The sunlight is bright, though on the turn, and, being autumn, colours are changing. I arrived into a small cul de sac road surrounded by established homes and garden, and into Homebase, a fresh studio space owned by Leanne Culy who is exhibiting the works of Yasmin Dubrau and Scott Brough.

Homebase collections recently moved their downtown store into a residential location. It’s a   divergence from the usual retail shopping experience that leads towards a fluid use of space, with a vision that can stretch into events, purchasing and exhibitions via a more intimate experience of ambience and residential urban design.
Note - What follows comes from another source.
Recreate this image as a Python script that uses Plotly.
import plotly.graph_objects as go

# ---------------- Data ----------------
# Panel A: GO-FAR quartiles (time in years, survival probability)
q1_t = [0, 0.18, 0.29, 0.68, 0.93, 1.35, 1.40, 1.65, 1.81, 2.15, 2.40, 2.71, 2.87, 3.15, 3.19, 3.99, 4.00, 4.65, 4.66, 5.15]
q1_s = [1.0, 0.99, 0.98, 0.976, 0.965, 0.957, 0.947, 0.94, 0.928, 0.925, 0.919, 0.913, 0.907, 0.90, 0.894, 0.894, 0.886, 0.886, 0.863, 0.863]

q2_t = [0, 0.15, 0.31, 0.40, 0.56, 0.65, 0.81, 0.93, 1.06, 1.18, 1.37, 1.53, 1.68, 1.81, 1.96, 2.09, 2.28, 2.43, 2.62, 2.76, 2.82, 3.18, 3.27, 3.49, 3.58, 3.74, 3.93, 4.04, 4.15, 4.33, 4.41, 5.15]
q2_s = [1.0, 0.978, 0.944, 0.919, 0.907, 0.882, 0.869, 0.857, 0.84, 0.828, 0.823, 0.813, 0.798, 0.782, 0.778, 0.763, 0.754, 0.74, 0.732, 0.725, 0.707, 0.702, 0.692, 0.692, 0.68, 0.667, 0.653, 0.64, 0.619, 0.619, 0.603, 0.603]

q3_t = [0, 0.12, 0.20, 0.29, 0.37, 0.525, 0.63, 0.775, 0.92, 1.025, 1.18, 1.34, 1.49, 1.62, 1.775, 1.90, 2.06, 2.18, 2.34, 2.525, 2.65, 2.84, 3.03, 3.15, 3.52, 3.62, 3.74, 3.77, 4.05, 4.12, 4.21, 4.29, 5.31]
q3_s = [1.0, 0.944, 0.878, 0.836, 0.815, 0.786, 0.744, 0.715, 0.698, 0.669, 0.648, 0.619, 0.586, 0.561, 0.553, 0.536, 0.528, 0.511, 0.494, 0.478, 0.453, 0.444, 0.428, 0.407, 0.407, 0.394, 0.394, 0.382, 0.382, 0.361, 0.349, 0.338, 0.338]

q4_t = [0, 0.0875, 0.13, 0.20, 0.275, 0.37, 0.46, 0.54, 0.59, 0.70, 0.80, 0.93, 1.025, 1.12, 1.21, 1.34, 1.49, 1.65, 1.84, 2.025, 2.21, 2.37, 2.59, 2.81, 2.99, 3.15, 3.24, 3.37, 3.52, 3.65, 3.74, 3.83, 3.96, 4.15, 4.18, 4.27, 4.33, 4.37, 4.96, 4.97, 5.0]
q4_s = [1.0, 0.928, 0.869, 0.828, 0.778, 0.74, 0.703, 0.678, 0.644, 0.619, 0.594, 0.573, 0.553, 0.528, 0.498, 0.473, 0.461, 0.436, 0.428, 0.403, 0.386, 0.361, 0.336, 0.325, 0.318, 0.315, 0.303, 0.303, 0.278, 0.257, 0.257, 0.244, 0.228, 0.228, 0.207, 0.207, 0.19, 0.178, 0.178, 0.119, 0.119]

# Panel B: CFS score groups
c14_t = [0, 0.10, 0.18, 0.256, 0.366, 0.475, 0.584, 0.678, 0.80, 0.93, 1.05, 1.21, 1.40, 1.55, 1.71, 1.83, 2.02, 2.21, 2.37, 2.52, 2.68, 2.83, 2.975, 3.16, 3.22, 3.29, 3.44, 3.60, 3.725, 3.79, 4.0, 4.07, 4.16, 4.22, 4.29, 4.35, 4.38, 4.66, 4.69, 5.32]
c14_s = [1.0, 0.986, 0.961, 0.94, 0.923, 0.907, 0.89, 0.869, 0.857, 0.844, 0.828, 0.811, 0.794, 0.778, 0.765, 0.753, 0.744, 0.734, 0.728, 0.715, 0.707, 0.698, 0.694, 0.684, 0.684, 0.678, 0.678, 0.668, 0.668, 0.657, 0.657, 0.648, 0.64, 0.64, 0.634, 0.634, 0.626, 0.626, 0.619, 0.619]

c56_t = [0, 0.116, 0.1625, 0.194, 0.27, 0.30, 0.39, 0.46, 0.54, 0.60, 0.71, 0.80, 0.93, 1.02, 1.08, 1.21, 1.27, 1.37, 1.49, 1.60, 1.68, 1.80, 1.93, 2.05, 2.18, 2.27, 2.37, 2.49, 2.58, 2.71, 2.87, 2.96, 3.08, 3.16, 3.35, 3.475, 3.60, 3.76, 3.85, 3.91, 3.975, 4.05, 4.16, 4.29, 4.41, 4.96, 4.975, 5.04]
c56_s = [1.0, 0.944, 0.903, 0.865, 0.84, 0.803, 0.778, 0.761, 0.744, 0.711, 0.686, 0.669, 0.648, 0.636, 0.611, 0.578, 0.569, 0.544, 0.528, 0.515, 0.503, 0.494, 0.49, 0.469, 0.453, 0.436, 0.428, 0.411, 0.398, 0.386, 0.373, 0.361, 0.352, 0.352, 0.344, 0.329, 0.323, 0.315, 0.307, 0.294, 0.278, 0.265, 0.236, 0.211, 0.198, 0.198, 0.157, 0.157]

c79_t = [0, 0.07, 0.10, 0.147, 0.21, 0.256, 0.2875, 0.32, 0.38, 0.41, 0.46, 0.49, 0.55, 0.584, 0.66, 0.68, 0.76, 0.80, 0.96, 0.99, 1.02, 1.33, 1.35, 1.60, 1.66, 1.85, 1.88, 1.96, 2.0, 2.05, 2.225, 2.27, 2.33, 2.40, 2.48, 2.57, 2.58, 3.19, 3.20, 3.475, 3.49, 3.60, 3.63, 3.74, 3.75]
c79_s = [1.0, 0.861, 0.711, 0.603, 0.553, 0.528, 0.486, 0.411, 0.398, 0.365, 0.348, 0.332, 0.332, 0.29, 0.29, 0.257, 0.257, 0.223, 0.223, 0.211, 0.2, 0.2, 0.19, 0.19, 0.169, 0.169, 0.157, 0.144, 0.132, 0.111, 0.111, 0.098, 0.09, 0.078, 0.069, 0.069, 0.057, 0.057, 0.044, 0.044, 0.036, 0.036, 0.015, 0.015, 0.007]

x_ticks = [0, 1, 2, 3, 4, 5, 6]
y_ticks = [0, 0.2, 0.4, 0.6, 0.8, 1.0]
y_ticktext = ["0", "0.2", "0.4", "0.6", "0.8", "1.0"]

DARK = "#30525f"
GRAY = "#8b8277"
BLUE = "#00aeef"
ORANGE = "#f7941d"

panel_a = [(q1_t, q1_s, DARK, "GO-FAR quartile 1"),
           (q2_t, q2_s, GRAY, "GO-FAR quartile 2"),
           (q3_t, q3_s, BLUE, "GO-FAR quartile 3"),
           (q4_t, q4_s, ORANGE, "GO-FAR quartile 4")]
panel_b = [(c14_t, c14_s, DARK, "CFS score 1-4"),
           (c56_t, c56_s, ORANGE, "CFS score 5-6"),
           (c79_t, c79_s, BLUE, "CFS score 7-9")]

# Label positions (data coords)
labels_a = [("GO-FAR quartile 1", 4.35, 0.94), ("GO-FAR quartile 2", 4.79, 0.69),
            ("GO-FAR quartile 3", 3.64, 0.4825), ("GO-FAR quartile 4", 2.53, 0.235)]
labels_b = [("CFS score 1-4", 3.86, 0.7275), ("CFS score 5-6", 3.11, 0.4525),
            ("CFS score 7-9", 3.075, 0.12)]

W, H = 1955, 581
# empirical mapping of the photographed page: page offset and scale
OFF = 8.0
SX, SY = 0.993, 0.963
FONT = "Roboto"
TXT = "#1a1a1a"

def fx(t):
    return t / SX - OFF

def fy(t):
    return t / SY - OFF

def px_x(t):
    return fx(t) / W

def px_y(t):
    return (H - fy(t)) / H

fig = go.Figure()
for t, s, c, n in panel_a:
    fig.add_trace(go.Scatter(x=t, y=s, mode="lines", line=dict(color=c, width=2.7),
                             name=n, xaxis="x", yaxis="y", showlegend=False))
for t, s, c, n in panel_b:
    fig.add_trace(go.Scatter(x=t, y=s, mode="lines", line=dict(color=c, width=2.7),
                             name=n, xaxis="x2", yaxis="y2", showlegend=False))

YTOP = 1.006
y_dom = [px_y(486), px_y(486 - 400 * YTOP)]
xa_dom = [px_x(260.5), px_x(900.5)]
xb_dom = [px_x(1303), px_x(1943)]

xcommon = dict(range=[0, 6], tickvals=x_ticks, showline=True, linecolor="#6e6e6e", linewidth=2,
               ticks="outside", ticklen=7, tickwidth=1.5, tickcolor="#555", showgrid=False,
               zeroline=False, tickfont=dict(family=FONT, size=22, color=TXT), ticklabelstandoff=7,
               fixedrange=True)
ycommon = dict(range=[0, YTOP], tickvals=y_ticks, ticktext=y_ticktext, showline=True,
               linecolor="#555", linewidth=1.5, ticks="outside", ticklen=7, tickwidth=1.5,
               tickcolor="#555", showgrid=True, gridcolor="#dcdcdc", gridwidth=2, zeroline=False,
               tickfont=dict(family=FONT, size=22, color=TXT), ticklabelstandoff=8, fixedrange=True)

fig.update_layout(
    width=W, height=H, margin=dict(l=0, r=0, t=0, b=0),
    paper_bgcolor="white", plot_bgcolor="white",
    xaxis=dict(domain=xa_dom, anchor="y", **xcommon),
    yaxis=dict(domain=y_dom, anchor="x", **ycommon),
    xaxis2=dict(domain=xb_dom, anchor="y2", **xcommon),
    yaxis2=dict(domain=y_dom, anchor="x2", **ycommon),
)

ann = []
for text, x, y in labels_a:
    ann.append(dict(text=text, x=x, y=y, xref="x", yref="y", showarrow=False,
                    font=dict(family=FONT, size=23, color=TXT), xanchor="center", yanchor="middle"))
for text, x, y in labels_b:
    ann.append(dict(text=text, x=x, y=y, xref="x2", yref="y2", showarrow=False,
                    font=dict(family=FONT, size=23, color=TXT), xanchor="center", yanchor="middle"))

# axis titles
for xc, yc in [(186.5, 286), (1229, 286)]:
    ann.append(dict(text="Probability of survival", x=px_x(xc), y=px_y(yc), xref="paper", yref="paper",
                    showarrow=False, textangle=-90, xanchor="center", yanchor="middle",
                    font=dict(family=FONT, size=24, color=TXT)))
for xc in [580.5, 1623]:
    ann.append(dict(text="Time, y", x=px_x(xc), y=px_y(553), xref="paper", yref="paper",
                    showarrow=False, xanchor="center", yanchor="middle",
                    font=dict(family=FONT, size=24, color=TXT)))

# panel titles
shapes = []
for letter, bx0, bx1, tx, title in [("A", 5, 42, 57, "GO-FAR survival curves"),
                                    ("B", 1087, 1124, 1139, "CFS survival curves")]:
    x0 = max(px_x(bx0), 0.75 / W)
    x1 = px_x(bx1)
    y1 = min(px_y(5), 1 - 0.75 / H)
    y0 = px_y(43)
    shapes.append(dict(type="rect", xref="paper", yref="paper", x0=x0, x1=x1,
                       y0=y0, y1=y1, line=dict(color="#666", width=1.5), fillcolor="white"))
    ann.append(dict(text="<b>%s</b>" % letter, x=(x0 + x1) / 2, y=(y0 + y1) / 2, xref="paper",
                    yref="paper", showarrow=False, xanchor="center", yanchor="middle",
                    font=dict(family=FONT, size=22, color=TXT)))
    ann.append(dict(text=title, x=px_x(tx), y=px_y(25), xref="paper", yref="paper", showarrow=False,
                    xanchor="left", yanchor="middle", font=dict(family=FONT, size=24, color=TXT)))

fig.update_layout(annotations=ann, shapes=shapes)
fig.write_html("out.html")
Increasingly people are opting for home-based workplaces, and this is clearly in-keeping with Homebase’s purpose of emphasising contemporary design, art and objects close to home.

And as I wander quietly into the studio, I am met with the warmer details of home and space. There is both a subtlety and certainty to Scott Brough’s ceramics. These domestic objects are purposeful vessels, teapots, bowls and dishes. However, the most visible energy is in the muted palette (inspired from the Korean Buncheong pottery tradition), with its resonance to earthen hues and slight polished gloss. The objects hold the remains of making, like the occasional thumb print. All have markings, scratched and filled, and are a raw handwriting ode to letters themselves. Each are worked by a natural give away to process and remain as close to the earth as possible.  Scott himself says, “I have tried to only ask how I could work in a way that is truer to my own character”.  Any diversions from the stock standard ‘perfect’ form are carefully considered and intended to embody the perfection of clay itself – a malleable earth, a soft slip prone to multiple transformations.  Scott has rendered each object with a fine technique, each vessel is light to lift and to hold, and somehow the fragility remains entirely and strongly utilitarian.                     

Yasmin Dubrau’s watercolour paintings are a playful pairing with Scott’s works. There are bright colours, washes and bleeds across paper. Here the idea of dreaming is most apparent. Each scene, frequently imagined, is lush with leaf and small bird characters. All with an aura feel, a suspension of time, and a bit of magic and story. These not-quite-real geographies are enclosed at an intimate scale. Particular works, like the ‘Birds Picnic’, lingered with me, leading me into a dense yet light-filled leafy surround, where my own imagination wandered beyond the frame and out the window into the real immediacy of trees.  In a way the works are dealing with elemental energies, like those invisible wee life dancers about us.                                                                                                              

The viewing over, out I walk down the drive and back to the car. I felt like my own sense of ‘home’ had received a boost – that of beauty and time given from Scott – with his tea, and ‘c’ for ‘cloud’ cups and the Homebase experience itself. I drove on, noting along the way the tiding ebb of the leaves on the trees and the Hawke’s Bay hills set with reclining greens, like potters and painters…geographies and dreamings.